- Task description
Search the material for the string "using", then report how many lines hold it, with no other text.

- Items from a dataset

=-=-=

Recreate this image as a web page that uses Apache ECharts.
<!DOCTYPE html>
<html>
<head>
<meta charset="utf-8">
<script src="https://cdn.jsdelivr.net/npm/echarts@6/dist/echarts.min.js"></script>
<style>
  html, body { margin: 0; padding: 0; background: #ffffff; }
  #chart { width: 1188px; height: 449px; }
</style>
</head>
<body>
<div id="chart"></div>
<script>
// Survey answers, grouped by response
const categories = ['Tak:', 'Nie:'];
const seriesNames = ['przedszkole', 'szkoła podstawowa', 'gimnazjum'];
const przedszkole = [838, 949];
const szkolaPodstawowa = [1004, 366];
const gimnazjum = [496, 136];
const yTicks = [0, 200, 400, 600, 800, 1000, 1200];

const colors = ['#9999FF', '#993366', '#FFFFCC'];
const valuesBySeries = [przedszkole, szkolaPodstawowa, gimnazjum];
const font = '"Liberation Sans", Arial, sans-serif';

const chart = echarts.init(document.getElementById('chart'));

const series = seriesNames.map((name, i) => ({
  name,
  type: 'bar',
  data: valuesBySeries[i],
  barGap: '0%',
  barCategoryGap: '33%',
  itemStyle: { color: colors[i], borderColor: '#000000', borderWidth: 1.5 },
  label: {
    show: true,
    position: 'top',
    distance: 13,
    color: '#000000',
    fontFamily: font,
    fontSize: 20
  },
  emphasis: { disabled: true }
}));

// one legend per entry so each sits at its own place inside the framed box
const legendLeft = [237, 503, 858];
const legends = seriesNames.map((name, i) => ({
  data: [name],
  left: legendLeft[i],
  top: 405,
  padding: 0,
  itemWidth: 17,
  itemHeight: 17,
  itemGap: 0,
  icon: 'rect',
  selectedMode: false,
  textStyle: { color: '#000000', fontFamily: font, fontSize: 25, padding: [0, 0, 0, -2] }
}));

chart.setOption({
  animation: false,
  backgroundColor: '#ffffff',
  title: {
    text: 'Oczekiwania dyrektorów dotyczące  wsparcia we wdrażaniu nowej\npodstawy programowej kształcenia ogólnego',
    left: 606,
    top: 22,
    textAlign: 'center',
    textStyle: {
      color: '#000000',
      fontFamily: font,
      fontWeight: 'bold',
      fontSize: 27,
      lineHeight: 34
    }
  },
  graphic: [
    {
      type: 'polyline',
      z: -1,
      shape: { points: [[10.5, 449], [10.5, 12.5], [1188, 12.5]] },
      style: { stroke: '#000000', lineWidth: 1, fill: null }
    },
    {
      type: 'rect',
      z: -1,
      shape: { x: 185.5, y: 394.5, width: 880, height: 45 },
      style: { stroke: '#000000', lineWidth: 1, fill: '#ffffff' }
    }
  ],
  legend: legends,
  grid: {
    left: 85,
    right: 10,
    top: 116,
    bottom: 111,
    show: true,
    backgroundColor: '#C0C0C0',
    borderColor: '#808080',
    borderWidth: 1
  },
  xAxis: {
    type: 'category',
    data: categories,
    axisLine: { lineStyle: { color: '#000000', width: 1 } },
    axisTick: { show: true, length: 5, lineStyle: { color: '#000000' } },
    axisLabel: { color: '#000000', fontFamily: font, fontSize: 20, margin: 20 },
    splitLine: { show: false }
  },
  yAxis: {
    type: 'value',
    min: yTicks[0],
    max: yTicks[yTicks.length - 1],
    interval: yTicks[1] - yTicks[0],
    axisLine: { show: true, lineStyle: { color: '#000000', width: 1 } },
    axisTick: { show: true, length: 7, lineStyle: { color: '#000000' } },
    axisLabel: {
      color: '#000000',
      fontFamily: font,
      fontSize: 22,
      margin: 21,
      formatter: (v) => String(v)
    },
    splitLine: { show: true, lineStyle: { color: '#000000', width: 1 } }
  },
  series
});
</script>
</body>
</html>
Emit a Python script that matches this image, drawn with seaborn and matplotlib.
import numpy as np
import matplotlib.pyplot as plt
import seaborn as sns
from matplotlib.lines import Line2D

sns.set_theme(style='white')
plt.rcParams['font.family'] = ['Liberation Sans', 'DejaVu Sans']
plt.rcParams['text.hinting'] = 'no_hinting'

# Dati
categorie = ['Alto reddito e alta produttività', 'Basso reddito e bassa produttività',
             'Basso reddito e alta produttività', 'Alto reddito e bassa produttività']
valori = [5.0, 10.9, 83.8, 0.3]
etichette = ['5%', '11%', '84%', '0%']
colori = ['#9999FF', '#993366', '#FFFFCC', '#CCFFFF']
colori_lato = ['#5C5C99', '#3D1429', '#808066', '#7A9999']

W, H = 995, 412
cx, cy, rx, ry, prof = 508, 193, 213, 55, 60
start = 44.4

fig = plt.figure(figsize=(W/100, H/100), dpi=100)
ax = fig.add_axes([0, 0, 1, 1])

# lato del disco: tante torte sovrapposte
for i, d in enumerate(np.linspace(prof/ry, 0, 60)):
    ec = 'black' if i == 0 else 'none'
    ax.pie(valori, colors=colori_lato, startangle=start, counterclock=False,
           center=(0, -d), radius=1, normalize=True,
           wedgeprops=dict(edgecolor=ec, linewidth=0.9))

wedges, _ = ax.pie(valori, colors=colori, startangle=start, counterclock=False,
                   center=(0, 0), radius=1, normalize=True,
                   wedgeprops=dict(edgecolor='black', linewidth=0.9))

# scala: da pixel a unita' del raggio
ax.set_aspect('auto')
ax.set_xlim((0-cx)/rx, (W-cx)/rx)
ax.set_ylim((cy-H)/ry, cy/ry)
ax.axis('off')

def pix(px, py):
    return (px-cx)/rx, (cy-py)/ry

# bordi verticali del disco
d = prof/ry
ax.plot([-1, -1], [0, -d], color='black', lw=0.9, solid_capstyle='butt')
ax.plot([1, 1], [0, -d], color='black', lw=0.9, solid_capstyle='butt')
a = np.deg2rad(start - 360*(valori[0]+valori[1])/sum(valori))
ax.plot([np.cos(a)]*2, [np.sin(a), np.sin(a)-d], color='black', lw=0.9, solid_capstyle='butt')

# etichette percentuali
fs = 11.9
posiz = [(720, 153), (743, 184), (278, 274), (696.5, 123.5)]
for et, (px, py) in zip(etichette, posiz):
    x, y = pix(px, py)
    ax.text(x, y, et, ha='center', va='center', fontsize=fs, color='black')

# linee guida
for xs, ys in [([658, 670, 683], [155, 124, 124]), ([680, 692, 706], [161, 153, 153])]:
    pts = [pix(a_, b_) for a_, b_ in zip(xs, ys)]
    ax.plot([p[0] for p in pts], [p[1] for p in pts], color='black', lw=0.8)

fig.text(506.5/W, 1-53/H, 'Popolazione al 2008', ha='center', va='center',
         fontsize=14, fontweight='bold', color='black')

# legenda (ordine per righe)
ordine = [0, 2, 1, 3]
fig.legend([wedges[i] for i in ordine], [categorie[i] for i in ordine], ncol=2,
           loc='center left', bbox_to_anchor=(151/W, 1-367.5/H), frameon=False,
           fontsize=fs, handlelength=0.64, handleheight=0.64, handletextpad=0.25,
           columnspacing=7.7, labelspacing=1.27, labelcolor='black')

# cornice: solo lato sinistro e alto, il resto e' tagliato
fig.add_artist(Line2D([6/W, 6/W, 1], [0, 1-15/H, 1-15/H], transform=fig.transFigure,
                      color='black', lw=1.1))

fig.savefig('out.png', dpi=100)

=-=-=

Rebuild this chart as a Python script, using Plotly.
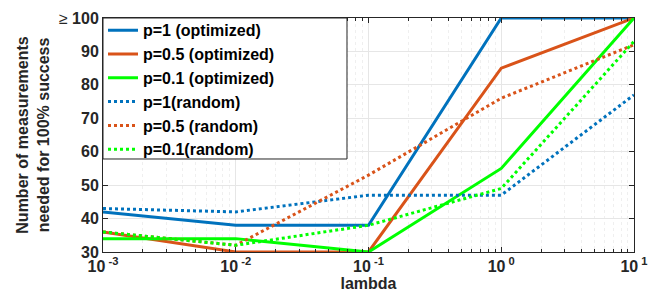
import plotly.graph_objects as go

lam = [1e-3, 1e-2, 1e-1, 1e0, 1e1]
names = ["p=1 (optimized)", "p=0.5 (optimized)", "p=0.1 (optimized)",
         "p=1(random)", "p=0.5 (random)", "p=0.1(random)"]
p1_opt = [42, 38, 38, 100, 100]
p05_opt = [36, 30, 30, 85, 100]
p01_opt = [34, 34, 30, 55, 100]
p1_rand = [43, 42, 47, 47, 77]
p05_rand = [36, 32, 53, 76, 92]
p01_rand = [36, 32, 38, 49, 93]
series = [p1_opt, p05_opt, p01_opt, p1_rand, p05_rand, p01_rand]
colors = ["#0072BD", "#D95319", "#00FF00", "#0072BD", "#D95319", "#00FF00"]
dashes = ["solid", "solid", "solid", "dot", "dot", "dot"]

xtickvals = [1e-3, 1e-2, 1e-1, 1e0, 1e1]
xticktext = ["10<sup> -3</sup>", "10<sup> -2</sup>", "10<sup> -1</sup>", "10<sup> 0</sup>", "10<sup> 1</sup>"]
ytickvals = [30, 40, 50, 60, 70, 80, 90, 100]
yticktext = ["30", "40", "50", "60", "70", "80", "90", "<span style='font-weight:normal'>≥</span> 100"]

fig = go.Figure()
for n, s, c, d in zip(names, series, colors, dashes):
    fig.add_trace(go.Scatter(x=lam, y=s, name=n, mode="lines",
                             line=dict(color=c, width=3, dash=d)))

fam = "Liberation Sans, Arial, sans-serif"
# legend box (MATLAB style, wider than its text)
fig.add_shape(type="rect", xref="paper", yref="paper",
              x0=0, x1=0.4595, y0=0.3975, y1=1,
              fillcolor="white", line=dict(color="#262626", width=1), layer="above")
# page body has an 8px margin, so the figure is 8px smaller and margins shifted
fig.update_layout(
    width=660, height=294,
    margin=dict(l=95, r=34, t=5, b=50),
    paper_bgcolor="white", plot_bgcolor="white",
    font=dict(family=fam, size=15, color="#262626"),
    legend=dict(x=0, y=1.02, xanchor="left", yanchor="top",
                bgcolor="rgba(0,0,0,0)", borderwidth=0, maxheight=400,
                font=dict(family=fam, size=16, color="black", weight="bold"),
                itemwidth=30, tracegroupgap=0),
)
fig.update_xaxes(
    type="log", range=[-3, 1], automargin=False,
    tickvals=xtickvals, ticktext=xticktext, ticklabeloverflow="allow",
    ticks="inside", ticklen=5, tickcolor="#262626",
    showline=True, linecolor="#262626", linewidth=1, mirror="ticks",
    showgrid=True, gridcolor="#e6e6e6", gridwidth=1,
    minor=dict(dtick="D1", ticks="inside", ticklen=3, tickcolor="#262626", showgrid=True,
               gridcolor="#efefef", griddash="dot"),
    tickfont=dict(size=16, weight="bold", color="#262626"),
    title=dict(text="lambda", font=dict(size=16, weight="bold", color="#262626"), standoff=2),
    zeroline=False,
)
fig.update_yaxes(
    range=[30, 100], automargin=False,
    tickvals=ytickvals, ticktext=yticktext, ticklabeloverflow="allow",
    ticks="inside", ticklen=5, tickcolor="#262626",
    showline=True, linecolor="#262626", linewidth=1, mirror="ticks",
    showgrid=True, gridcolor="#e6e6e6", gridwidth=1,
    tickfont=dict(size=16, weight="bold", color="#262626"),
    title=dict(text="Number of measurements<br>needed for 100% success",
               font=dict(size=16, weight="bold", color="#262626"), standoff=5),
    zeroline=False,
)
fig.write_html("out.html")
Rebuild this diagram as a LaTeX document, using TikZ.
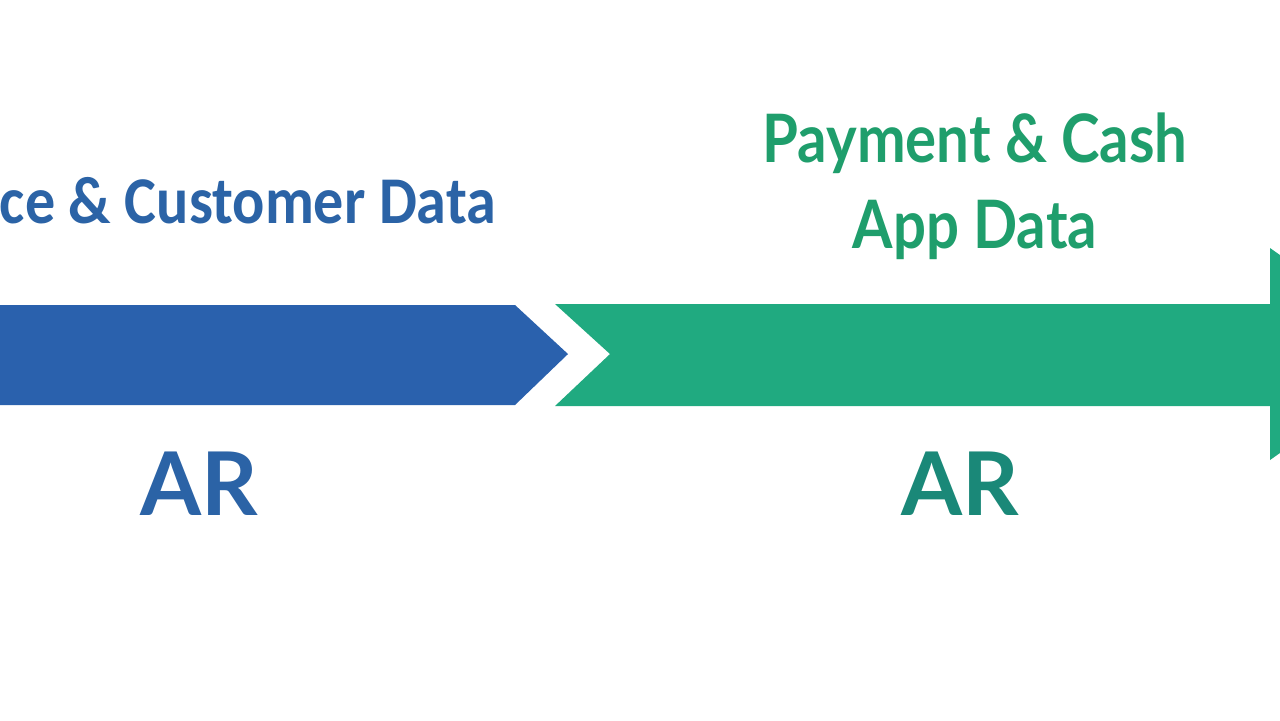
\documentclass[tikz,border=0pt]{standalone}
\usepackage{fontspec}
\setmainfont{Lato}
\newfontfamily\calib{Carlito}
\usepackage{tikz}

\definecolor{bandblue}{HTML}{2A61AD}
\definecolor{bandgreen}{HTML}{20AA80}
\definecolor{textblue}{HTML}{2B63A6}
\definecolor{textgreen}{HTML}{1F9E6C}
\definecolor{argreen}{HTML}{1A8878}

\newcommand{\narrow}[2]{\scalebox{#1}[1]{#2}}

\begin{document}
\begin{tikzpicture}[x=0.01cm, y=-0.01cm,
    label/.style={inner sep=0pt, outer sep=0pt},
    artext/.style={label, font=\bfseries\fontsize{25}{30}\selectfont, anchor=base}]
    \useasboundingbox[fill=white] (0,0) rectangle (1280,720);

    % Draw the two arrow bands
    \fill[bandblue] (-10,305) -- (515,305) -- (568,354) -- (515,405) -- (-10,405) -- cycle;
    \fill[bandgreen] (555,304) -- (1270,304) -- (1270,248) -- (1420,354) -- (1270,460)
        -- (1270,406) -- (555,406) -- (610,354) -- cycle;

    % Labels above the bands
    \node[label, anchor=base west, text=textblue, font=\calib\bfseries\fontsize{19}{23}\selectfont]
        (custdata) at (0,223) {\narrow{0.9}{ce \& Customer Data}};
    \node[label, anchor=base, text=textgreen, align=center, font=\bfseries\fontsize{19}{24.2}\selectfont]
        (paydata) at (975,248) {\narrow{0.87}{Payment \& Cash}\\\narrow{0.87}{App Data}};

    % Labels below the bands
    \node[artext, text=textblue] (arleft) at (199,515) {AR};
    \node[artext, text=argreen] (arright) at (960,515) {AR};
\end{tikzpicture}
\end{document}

=-=-=

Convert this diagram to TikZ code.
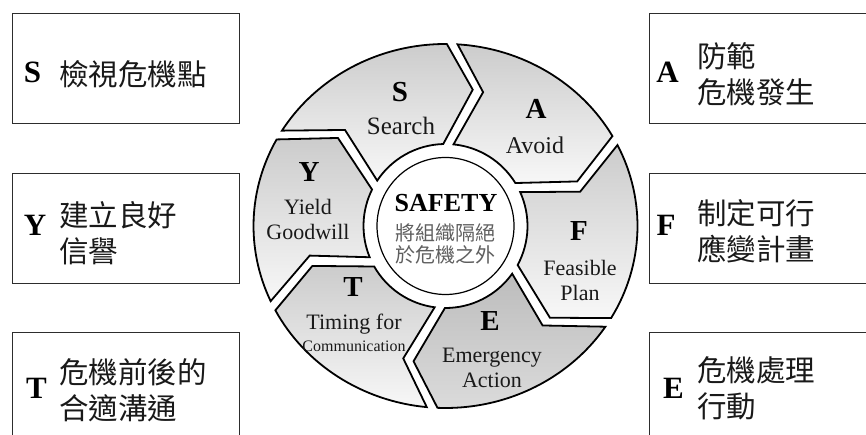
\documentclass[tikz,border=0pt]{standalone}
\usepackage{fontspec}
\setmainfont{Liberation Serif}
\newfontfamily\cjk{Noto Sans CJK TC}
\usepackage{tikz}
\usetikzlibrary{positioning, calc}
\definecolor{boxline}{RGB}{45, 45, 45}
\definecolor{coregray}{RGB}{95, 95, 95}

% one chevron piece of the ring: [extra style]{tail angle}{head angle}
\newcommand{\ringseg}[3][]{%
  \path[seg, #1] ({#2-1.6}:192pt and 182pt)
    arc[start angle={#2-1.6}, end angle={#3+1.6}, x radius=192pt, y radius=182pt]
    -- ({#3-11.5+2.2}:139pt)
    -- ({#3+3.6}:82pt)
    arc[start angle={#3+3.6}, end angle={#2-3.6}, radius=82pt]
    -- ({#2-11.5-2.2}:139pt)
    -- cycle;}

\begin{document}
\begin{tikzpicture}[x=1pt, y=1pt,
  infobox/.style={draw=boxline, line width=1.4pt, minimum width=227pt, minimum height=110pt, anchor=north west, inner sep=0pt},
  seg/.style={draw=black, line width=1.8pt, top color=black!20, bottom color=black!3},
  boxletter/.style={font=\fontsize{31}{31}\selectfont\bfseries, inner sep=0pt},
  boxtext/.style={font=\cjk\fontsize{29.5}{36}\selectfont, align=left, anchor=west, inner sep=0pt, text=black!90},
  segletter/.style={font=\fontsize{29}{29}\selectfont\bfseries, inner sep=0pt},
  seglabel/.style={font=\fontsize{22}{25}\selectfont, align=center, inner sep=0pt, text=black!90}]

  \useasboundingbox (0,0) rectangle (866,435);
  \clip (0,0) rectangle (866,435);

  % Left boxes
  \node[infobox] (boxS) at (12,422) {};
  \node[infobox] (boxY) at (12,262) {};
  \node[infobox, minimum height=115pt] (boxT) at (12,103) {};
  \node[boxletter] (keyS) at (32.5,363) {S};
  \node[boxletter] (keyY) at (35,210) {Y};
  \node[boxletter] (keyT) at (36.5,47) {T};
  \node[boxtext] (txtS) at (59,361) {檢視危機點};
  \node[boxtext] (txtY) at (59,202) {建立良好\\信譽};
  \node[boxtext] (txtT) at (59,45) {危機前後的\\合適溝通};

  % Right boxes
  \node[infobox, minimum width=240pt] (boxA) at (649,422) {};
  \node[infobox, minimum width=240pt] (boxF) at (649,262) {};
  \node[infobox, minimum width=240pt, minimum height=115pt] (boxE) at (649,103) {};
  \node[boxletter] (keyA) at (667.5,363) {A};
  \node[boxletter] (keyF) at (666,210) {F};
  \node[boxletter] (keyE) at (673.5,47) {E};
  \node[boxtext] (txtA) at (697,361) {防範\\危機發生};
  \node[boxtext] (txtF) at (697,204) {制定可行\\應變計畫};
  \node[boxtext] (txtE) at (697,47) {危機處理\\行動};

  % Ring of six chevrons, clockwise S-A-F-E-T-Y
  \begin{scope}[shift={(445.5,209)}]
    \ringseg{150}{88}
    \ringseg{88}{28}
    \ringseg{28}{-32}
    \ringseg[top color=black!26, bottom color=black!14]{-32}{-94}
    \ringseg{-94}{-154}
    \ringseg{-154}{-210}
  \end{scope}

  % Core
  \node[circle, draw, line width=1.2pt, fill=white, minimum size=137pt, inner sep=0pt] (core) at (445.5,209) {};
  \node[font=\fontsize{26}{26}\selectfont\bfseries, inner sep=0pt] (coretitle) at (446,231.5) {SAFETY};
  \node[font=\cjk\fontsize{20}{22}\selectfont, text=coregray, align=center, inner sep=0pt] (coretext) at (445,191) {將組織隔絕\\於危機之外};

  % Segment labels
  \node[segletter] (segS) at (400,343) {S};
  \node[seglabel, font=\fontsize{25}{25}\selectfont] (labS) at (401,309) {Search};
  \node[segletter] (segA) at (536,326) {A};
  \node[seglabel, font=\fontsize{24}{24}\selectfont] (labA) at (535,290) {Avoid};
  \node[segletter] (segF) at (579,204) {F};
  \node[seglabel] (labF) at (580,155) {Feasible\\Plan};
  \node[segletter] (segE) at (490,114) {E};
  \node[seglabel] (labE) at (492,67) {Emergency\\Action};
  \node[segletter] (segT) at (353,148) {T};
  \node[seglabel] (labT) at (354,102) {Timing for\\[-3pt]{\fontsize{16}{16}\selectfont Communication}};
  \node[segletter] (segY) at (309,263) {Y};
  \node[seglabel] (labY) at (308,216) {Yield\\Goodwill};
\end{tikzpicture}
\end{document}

=-=-=

- Solution for this exercise
2